WILMINGTON — President-elect Joe Biden expressed optimism about what the next four years hold Monday, laying out a broad plan for combating COVID-19 and “building back better.”

Speaking to media at The Queen theater after a virtual roundtable with nine business and union executives, the president-elect again called for unity, urging Americans to put their differences aside and work to overcome the current crises. Citing his work under President Barack Obama in helping the nation crawl out of the Great Recession 11 years earlier, President-elect Biden expressed optimism about what the future holds.

“There’s so much we can do. The only way we do any of this is if we work together. I know we can do this,” he said.

The president-elect, who will be sworn in Jan. 20, promised widespread reforms to help Americans, ranging from child care to greater investment in clean energy to high-speed broadband internet for all to a $15 minimum wage. The Biden administration will only award government contracts to companies that make products in the United States, part of an effort to “make sure the future is made here in America,” he said.

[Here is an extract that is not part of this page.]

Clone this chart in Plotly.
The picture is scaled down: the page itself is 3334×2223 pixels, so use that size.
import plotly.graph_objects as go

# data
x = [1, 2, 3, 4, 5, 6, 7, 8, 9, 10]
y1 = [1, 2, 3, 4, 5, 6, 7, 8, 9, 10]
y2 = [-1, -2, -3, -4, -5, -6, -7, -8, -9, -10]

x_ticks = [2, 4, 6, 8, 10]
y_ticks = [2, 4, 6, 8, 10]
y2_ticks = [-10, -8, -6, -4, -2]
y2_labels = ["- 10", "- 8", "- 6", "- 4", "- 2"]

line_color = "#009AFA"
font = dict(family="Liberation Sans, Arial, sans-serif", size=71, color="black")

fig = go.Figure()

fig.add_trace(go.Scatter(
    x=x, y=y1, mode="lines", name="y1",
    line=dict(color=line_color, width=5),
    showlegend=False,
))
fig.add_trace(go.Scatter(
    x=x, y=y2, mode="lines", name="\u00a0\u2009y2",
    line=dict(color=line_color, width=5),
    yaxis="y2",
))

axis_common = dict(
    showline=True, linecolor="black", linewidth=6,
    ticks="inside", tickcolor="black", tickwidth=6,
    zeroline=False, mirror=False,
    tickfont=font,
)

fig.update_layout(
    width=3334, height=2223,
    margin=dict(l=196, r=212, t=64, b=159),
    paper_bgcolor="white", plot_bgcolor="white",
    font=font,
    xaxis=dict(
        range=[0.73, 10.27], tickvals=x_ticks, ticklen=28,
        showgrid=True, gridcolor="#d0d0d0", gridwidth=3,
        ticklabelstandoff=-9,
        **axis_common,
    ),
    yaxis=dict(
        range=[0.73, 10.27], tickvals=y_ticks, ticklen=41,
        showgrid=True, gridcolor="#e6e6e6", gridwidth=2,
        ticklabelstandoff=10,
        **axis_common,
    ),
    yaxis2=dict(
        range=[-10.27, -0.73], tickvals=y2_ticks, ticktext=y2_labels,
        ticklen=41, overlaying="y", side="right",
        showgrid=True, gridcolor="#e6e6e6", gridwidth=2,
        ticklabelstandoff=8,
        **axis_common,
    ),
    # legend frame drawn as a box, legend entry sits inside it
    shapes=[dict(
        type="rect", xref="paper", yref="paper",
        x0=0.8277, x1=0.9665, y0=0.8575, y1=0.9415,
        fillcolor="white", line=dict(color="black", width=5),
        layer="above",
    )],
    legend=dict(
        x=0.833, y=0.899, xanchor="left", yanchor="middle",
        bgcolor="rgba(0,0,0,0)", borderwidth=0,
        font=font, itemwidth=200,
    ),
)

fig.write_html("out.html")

He urged Congress to immediately approve COVID relief, noting the HEROES Act has been languishing in the Republican-controlled Senate after passing the House of Representatives six months ago.

The need for assistance is real and urgent, he emphasized, pointing to the millions of jobs lost and the many small businesses struggling due to the pandemic.

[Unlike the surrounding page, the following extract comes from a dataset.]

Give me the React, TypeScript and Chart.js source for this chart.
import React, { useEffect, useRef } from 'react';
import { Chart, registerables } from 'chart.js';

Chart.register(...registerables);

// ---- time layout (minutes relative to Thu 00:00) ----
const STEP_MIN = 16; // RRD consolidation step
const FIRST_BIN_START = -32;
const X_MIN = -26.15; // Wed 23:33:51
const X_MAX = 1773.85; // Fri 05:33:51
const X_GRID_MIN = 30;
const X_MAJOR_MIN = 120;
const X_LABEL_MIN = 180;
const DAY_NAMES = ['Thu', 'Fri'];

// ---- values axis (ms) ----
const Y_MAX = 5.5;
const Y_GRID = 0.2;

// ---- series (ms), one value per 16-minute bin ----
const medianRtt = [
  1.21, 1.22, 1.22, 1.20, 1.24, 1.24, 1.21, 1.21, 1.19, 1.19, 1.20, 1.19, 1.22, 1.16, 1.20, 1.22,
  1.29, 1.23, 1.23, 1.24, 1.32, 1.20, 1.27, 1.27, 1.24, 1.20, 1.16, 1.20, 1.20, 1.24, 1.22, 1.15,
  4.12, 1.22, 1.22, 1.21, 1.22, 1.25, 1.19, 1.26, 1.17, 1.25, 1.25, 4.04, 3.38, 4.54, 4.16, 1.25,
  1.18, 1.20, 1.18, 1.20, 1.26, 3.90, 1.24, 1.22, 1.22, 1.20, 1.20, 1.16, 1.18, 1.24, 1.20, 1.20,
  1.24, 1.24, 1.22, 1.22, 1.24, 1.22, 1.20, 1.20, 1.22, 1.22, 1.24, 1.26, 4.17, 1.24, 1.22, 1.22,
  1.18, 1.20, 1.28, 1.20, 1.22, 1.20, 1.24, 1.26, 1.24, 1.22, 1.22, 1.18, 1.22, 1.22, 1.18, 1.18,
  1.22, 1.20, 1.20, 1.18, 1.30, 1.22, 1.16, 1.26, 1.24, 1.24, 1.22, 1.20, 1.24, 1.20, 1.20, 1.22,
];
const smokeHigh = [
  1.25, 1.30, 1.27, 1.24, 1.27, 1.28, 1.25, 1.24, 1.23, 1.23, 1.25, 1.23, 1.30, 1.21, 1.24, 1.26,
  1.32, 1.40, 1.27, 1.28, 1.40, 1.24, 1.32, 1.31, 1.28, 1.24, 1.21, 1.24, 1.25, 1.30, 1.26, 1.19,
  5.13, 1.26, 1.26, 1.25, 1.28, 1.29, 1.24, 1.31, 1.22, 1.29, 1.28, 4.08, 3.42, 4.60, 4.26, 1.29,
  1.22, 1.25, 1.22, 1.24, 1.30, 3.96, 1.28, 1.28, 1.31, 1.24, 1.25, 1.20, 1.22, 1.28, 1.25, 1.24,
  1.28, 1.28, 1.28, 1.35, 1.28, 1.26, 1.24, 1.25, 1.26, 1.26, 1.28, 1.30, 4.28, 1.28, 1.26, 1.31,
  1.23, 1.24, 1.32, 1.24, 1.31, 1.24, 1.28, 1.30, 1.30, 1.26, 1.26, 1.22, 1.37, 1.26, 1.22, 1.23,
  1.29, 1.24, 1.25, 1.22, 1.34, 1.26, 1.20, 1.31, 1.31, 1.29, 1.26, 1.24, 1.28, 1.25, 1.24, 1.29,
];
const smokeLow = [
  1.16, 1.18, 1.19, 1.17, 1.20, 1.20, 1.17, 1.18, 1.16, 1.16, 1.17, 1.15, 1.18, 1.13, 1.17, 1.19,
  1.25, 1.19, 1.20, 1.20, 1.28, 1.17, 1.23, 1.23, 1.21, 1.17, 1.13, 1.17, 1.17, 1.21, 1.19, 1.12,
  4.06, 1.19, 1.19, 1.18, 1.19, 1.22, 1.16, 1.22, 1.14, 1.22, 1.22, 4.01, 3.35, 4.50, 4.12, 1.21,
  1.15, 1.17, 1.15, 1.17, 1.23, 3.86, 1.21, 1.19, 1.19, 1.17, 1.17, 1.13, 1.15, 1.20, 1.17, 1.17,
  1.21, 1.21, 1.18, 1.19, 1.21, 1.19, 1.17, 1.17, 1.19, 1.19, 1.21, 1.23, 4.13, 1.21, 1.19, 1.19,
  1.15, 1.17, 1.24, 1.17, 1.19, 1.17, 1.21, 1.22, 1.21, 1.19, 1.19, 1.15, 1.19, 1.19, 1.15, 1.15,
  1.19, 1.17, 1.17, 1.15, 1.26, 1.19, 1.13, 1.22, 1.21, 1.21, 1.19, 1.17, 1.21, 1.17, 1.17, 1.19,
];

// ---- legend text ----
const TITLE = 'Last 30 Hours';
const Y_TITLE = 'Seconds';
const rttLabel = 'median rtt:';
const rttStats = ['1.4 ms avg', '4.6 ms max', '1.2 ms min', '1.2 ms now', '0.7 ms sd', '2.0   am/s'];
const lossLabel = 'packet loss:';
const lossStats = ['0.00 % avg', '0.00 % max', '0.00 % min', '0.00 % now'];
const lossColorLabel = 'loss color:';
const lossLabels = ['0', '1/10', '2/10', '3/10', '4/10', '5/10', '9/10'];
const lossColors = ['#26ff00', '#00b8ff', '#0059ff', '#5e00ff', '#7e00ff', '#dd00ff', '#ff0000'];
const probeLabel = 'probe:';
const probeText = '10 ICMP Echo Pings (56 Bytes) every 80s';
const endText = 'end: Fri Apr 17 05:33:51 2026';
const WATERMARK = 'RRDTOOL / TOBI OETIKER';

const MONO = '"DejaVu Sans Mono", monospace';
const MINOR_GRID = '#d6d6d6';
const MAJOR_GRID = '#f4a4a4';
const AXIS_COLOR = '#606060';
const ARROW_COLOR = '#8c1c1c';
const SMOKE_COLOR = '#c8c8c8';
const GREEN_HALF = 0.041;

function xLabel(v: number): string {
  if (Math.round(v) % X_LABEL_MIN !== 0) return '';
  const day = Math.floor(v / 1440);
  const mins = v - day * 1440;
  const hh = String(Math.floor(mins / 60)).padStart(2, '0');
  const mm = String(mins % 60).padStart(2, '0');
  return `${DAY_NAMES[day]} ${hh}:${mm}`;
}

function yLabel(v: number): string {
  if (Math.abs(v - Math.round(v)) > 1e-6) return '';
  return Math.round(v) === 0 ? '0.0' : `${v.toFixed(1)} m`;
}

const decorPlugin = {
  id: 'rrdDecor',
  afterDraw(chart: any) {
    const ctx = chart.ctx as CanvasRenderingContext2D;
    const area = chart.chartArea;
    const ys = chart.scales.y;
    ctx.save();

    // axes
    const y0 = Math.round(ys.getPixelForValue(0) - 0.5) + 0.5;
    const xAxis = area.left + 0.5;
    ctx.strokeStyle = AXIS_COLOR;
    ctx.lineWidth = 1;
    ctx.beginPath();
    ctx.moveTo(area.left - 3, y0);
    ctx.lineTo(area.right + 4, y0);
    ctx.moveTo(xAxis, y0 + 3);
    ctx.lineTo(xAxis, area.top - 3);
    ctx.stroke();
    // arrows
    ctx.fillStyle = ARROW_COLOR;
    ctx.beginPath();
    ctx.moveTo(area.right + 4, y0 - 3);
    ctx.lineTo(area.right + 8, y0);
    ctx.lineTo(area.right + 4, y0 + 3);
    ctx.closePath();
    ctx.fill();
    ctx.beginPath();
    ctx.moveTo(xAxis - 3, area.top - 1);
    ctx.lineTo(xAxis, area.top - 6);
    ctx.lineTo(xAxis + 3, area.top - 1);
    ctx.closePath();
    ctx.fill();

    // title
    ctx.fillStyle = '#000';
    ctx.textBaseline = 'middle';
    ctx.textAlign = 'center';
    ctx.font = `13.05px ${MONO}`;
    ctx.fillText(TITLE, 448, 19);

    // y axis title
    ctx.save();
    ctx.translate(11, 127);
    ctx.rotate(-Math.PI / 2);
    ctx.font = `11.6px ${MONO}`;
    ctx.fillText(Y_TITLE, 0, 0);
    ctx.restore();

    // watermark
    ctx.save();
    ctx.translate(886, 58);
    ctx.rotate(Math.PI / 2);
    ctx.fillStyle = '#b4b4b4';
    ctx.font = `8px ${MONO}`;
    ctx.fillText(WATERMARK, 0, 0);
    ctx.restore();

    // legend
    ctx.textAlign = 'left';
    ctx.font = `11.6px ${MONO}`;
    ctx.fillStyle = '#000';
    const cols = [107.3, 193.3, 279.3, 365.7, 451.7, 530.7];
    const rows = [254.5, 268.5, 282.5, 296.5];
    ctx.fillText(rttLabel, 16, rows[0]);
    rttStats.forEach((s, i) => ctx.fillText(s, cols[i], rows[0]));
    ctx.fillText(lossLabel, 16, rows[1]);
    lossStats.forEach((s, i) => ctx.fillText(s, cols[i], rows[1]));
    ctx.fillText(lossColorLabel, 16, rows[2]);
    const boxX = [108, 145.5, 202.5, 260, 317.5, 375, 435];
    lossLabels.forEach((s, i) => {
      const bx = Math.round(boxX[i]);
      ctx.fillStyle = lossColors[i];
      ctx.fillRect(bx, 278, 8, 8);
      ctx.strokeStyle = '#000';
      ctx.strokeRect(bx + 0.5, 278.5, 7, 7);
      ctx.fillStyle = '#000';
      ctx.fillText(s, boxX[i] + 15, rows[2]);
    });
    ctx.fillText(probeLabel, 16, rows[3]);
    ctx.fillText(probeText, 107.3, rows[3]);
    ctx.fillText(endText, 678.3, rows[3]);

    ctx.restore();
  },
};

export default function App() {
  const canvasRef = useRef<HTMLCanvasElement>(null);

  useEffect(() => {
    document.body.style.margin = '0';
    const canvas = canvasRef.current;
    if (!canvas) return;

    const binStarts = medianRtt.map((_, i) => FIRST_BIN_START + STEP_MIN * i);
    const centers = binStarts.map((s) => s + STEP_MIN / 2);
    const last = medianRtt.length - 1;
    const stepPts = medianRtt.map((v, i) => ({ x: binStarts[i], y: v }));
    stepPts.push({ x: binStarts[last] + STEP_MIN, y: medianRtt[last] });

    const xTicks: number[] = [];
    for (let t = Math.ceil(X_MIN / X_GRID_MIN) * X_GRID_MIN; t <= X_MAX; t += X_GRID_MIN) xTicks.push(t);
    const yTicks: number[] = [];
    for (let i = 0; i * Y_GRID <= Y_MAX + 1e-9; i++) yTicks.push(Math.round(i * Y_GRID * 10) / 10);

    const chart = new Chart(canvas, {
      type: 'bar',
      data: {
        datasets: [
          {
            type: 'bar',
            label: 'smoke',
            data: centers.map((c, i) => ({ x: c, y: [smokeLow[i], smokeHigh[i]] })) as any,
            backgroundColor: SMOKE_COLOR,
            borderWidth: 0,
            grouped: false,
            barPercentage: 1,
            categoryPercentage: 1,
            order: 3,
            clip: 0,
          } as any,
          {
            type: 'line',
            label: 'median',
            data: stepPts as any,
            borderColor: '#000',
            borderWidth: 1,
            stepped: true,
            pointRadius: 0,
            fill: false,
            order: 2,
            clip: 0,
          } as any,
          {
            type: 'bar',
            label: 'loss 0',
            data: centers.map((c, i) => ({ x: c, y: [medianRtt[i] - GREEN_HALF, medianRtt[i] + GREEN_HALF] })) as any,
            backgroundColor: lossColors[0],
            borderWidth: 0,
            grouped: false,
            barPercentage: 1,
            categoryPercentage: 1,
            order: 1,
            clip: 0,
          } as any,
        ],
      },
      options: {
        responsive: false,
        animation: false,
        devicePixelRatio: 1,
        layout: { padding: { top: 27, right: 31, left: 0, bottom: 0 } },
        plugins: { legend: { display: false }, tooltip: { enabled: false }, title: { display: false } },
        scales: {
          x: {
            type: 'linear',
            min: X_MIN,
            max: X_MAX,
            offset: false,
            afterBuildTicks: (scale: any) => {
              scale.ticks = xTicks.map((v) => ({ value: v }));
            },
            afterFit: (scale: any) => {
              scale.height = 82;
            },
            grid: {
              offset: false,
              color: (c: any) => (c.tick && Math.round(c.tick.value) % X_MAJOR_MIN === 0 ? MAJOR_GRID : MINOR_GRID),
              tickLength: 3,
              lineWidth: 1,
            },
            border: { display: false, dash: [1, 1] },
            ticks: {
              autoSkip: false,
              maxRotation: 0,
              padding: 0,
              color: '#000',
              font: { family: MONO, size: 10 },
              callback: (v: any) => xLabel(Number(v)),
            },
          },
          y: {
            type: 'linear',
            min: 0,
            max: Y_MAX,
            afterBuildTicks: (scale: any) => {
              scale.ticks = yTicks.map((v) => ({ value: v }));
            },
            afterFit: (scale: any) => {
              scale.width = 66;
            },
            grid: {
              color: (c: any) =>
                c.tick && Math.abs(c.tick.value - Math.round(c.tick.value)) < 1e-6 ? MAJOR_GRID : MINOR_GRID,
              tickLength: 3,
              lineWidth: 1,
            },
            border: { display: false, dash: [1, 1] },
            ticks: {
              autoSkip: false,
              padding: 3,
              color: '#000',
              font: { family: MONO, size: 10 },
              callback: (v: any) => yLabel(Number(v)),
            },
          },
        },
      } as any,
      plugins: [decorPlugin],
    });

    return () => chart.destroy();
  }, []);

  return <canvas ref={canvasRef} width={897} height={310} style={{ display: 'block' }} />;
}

As he has many times, President-elect Biden called on Republicans to give him a chance and set aside political disagreements so they can respond to the moment.

“The refusal of Democrats and Republicans to cooperate with one another is not due to some mysterious force beyond our control,” he told the audience.

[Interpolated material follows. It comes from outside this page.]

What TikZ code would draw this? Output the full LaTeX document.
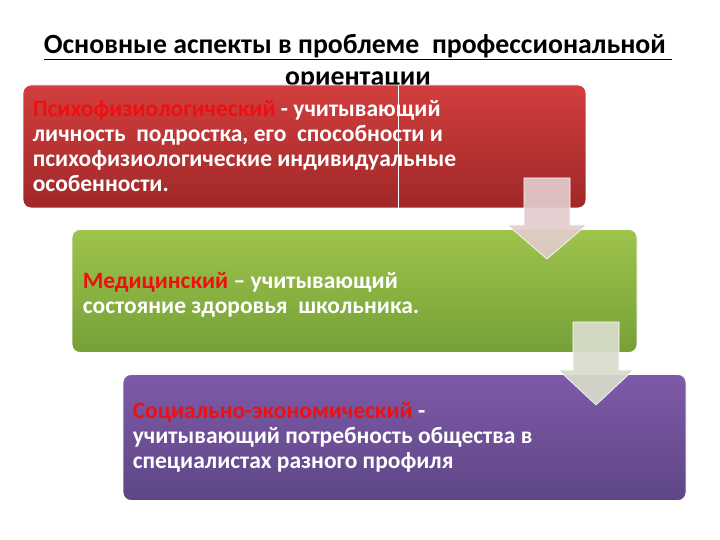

President-elect Biden was critical of President Donald Trump, describing his unwillingness to concede the election as “embarrassing” and his skepticism about COVID as harmful and not based in reality.

The president’s refusal to work with the incoming administration on a transition is literally resulting in lives lost, he said. The General Services Administration has refrained from giving the president-elect intelligence briefings, as well as other assistance typically provided by an outgoing administration.

The nation needs to brace for a “dark winter,” he said, pointing to the rising coronavirus cases across the country. Americans hoping to see family for the holidays should gather in groups of no more than 10 and remain socially distanced while wearing masks, President-elect Biden said, noting he and his wife, Jill, were figuring out which family members to spend time with over Thanksgiving earlier in the day.

The Democrat bashed Republicans who have resisted face coverings while singling out several GOP governors who have imposed mask mandates as providing responsible leadership in what he termed a “war” against COVID.

“There’s nothing macho about not wearing a mask,” the president-elect said.

He was preceded by Vice President-elect Kamala Harris, who briefly highlighted the ways COVID is hitting minorities especially hard. Americans can fight the pandemic and safely reopen the economy only if all forces are marshaled against coronavirus, she said.

“We don’t have a moment to waste,” she said.